▶ [Problem description]
Please, without the pictures, retype exactly the lines from the start of the material through the line that holds "(62,437) rectangle (752,880);".

▶ [Provided material]

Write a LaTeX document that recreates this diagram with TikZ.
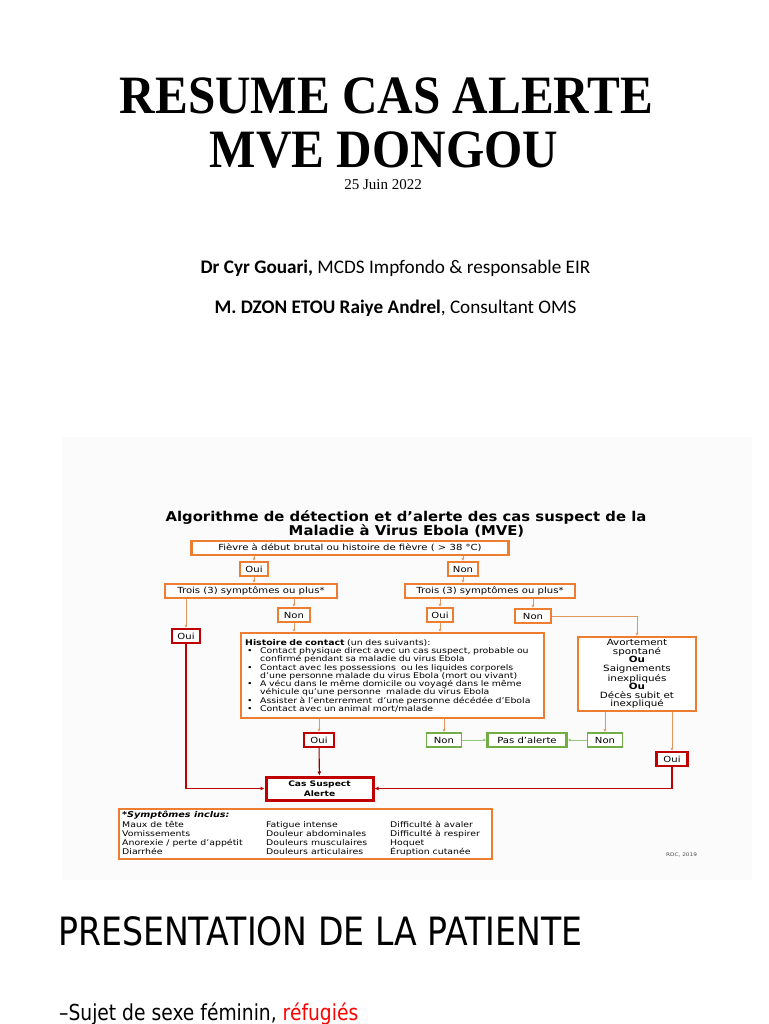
\documentclass[tikz,border=0pt]{standalone}
\usepackage{fontspec}
\setmainfont{Liberation Serif}
\newfontfamily\titlefont[FakeStretch=0.91]{Liberation Serif}
\newfontfamily\namefont{Carlito}
\newfontfamily\flowfont[FakeStretch=1.2]{DejaVu Sans}
\newfontfamily\headfont[FakeStretch=1.1]{DejaVu Sans}
\newfontfamily\slidefont[FakeStretch=0.85]{DejaVu Sans}
\usetikzlibrary{positioning,arrows.meta}
\definecolor{boxorange}{RGB}{237,125,49}
\definecolor{lineorange}{RGB}{225,150,95}
\definecolor{boxred}{RGB}{192,0,0}
\definecolor{boxgreen}{RGB}{112,173,71}
\definecolor{linegreen}{RGB}{150,200,120}
\tikzset{
  oarrow/.style={-{Latex[length=3pt,width=3pt]}, draw=lineorange, line width=0.9pt},
  rarrow/.style={-{Latex[length=4pt,width=4pt]}, draw=boxred, line width=1.1pt},
  garrow/.style={-{Latex[length=3pt,width=3pt]}, draw=linegreen, line width=0.9pt},
  obox/.style={draw=boxorange, line width=2.2pt, fill=white, inner sep=1pt, minimum height=14pt, font=\flowfont\fontsize{8.4}{9}\selectfont},
  rbox/.style={draw=boxred, line width=2.2pt, fill=white, inner sep=1pt, minimum height=14pt, font=\flowfont\fontsize{8.4}{9}\selectfont},
  gbox/.style={draw=boxgreen, line width=1.8pt, fill=white, inner sep=1pt, minimum height=14pt, font=\flowfont\fontsize{8.4}{9}\selectfont},
  bigbox/.style={draw=boxorange, line width=2.4pt, fill=white, inner xsep=4pt, inner ysep=1pt},
  headline/.style={anchor=base, inner sep=0pt, font=\headfont\bfseries\fontsize{13.5}{14}\selectfont},
  symlabel/.style={anchor=base west, inner sep=0pt, font=\flowfont\fontsize{7.8}{8}\selectfont}
}
\newcommand{\bul}{\makebox[15pt][l]{\hspace{2pt}\textbullet}}
\newcommand{\cont}{\hspace*{15pt}}

\begin{document}
\begin{tikzpicture}[x=1pt, y=-1pt]
  \useasboundingbox (0,0) rectangle (768,1024);
  \fill[black!1.5] (62,437) rectangle (752,880);

  \node[anchor=base, inner sep=0pt, font=\titlefont\bfseries\fontsize{54}{54}\selectfont] (title1) at (386.5,114) {RESUME CAS ALERTE};
  \node[anchor=base, inner sep=0pt, font=\titlefont\bfseries\fontsize{54}{54}\selectfont] (title2) at (384,168) {MVE DONGOU};
  \node[anchor=base, inner sep=0pt, font=\fontsize{15}{15}\selectfont] (date) at (383,190) {25 Juin 2022};
  \node[anchor=base, inner sep=0pt, font=\namefont\fontsize{19.2}{19}\selectfont] (auth1) at (395.5,273) {\textbf{Dr Cyr Gouari,} MCDS Impfondo \& responsable EIR};
  \node[anchor=base, inner sep=0pt, font=\namefont\fontsize{19.2}{19}\selectfont] (auth2) at (395.5,313) {\textbf{M. DZON ETOU Raiye Andrel}, Consultant OMS};

  \node[headline] (algo1) at (406,521) {Algorithme de détection et d’alerte des cas suspect de la};
  \node[headline] (algo2) at (406.5,535) {Maladie à Virus Ebola (MVE)};

  \node[obox, minimum width=317pt] (fever) at (350,548) {Fièvre à début brutal ou histoire de fièvre ( > 38 °C)};
  \node[obox, minimum width=28pt] (oui1) at (254,569) {Oui};
  \node[obox, minimum width=30pt] (non1) at (463,569) {Non};
  \node[obox, minimum width=172pt] (trois1) at (251,591) {Trois (3) symptômes ou plus*};
  \node[obox, minimum width=170pt] (trois2) at (490,591) {Trois (3) symptômes ou plus*};
  \node[rbox, minimum width=28pt] (ouiL) at (186,636) {Oui};
  \node[obox, minimum width=32pt] (nonL) at (294,615) {Non};
  \node[obox, minimum width=26pt] (ouiR) at (440,615) {Oui};
  \node[obox, minimum width=36pt] (nonR) at (533,616) {Non};
  \node[bigbox, anchor=north west, text width=295pt, minimum height=85pt, align=left, font=\flowfont\fontsize{7.8}{8.3}\selectfont] (hist) at (240,632) {%
    {\bfseries Histoire de contact} (un des suivants):\\
    \bul Contact physique direct avec un cas suspect, probable ou\\
    \cont confirmé pendant sa maladie du virus Ebola\\
    \bul Contact avec les possessions\ \ ou les liquides corporels\\
    \cont d’une personne malade du virus Ebola (mort ou vivant)\\
    \bul A vécu dans le même domicile ou voyagé dans le même\\
    \cont véhicule qu’une personne\ \ malade du virus Ebola\\
    \bul Assister à l’enterrement\ \ d’une personne décédée d’Ebola\\
    \bul Contact avec un animal mort/malade};
  \node[bigbox, minimum width=118pt, minimum height=74pt, inner ysep=0pt, align=center, font=\flowfont\fontsize{8.6}{8.6}\selectfont] (avort) at (637,674) {Avortement\\spontané\\\textbf{Ou}\\Saignements\\inexpliqués\\\textbf{Ou}\\Décès subit et\\inexpliqué};
  \node[rbox, minimum width=30pt] (ouiM) at (319,740) {Oui};
  \node[gbox, minimum width=35pt] (nonG1) at (444,740) {Non};
  \node[gbox, minimum width=79pt, line width=2.4pt] (pas) at (527,740) {Pas d’alerte};
  \node[gbox, minimum width=35pt] (nonG2) at (605,740) {Non};
  \node[rbox, minimum width=31pt] (ouiR2) at (672,759) {Oui};
  \node[rbox, line width=3pt, minimum width=107pt, minimum height=23pt, align=center, font=\flowfont\bfseries\fontsize{7.6}{9.5}\selectfont] (cas) at (319.5,788.5) {Cas Suspect\\Alerte};

  \draw[oarrow] (oui1 |- fever.south) -- (oui1);
  \draw[oarrow] (non1 |- fever.south) -- (non1);
  \draw[oarrow] (oui1) -- (oui1 |- trois1.north);
  \draw[oarrow] (non1) -- (non1 |- trois2.north);
  \draw[oarrow] (ouiL |- trois1.south) -- (ouiL);
  \draw[oarrow] (nonL |- trois1.south) -- (nonL);
  \draw[oarrow] (ouiR |- trois2.south) -- (ouiR);
  \draw[oarrow] (nonR |- trois2.south) -- (nonR);
  \draw[oarrow] (nonL) -- (nonL |- hist.north);
  \draw[oarrow] (ouiR) -- (ouiR |- hist.north);
  \draw[oarrow] (nonR) -| (avort);
  \draw[oarrow] (ouiM |- hist.south) -- (ouiM);
  \draw[oarrow] (nonG1 |- hist.south) -- (nonG1);
  \draw[oarrow] (nonG2 |- avort.south) -- (nonG2);
  \draw[oarrow] (ouiR2 |- avort.south) -- (ouiR2);
  \draw[garrow] (nonG1) -- (pas);
  \draw[garrow] (nonG2) -- (pas);
  \draw[rarrow, draw=boxred!75!black] (ouiM) -- (cas);
  \draw[rarrow] (ouiL) |- (cas);
  \draw[rarrow] (ouiR2) |- (cas);

  \node[draw=boxorange, line width=2.2pt, fill=white, minimum width=373pt, minimum height=50pt, anchor=north west] (sympt) at (118,808) {};
  \node[symlabel, font=\flowfont\bfseries\itshape\fontsize{8}{9}\selectfont] (symtitle) at (122,817) {*Symptômes inclus:};
  \node[symlabel] (s11) at (122,827) {Maux de tête};
  \node[symlabel] (s12) at (122,836) {Vomissements};
  \node[symlabel] (s13) at (122,845) {Anorexie / perte d’appétit};
  \node[symlabel] (s14) at (122,854) {Diarrhée};
  \node[symlabel] (s21) at (266,827) {Fatigue intense};
  \node[symlabel] (s22) at (266,836) {Douleur abdominales};
  \node[symlabel] (s23) at (266,845) {Douleurs musculaires};
  \node[symlabel] (s24) at (266,854) {Douleurs articulaires};
  \node[symlabel] (s31) at (390,827) {Difficulté à avaler};
  \node[symlabel] (s32) at (390,836) {Difficulté à respirer};
  \node[symlabel] (s33) at (390,845) {Hoquet};
  \node[symlabel] (s34) at (390,854) {Éruption cutanée};
  \node[anchor=base west, inner sep=0pt, text=black!70, font=\flowfont\fontsize{4.8}{6}\selectfont] (rdc) at (666,856) {RDC, 2019};

  \node[anchor=base west, inner sep=0pt, font=\slidefont\fontsize{39}{39}\selectfont] (pres) at (58,945) {PRESENTATION DE LA PATIENTE};
  \node[anchor=base west, inner sep=0pt, font=\slidefont\fontsize{22}{22}\selectfont] (sujet) at (59,1020) {–Sujet de sexe féminin, \textcolor{red}{réfugiés}};
\end{tikzpicture}
\end{document}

▶ [Solution for this problem]
Write a LaTeX document that recreates this diagram with TikZ.
\documentclass[tikz,border=0pt]{standalone}
\usepackage{fontspec}
\setmainfont{Liberation Serif}
\newfontfamily\titlefont[FakeStretch=0.91]{Liberation Serif}
\newfontfamily\namefont{Carlito}
\newfontfamily\flowfont[FakeStretch=1.2]{DejaVu Sans}
\newfontfamily\headfont[FakeStretch=1.1]{DejaVu Sans}
\newfontfamily\slidefont[FakeStretch=0.85]{DejaVu Sans}
\usetikzlibrary{positioning,arrows.meta}
\definecolor{boxorange}{RGB}{237,125,49}
\definecolor{lineorange}{RGB}{225,150,95}
\definecolor{boxred}{RGB}{192,0,0}
\definecolor{boxgreen}{RGB}{112,173,71}
\definecolor{linegreen}{RGB}{150,200,120}
\tikzset{
  oarrow/.style={-{Latex[length=3pt,width=3pt]}, draw=lineorange, line width=0.9pt},
  rarrow/.style={-{Latex[length=4pt,width=4pt]}, draw=boxred, line width=1.1pt},
  garrow/.style={-{Latex[length=3pt,width=3pt]}, draw=linegreen, line width=0.9pt},
  obox/.style={draw=boxorange, line width=2.2pt, fill=white, inner sep=1pt, minimum height=14pt, font=\flowfont\fontsize{8.4}{9}\selectfont},
  rbox/.style={draw=boxred, line width=2.2pt, fill=white, inner sep=1pt, minimum height=14pt, font=\flowfont\fontsize{8.4}{9}\selectfont},
  gbox/.style={draw=boxgreen, line width=1.8pt, fill=white, inner sep=1pt, minimum height=14pt, font=\flowfont\fontsize{8.4}{9}\selectfont},
  bigbox/.style={draw=boxorange, line width=2.4pt, fill=white, inner xsep=4pt, inner ysep=1pt},
  headline/.style={anchor=base, inner sep=0pt, font=\headfont\bfseries\fontsize{13.5}{14}\selectfont},
  symlabel/.style={anchor=base west, inner sep=0pt, font=\flowfont\fontsize{7.8}{8}\selectfont}
}
\newcommand{\bul}{\makebox[15pt][l]{\hspace{2pt}\textbullet}}
\newcommand{\cont}{\hspace*{15pt}}

\begin{document}
\begin{tikzpicture}[x=1pt, y=-1pt]
  \useasboundingbox (0,0) rectangle (768,1024);
  \fill[black!1.5] (62,437) rectangle (752,880);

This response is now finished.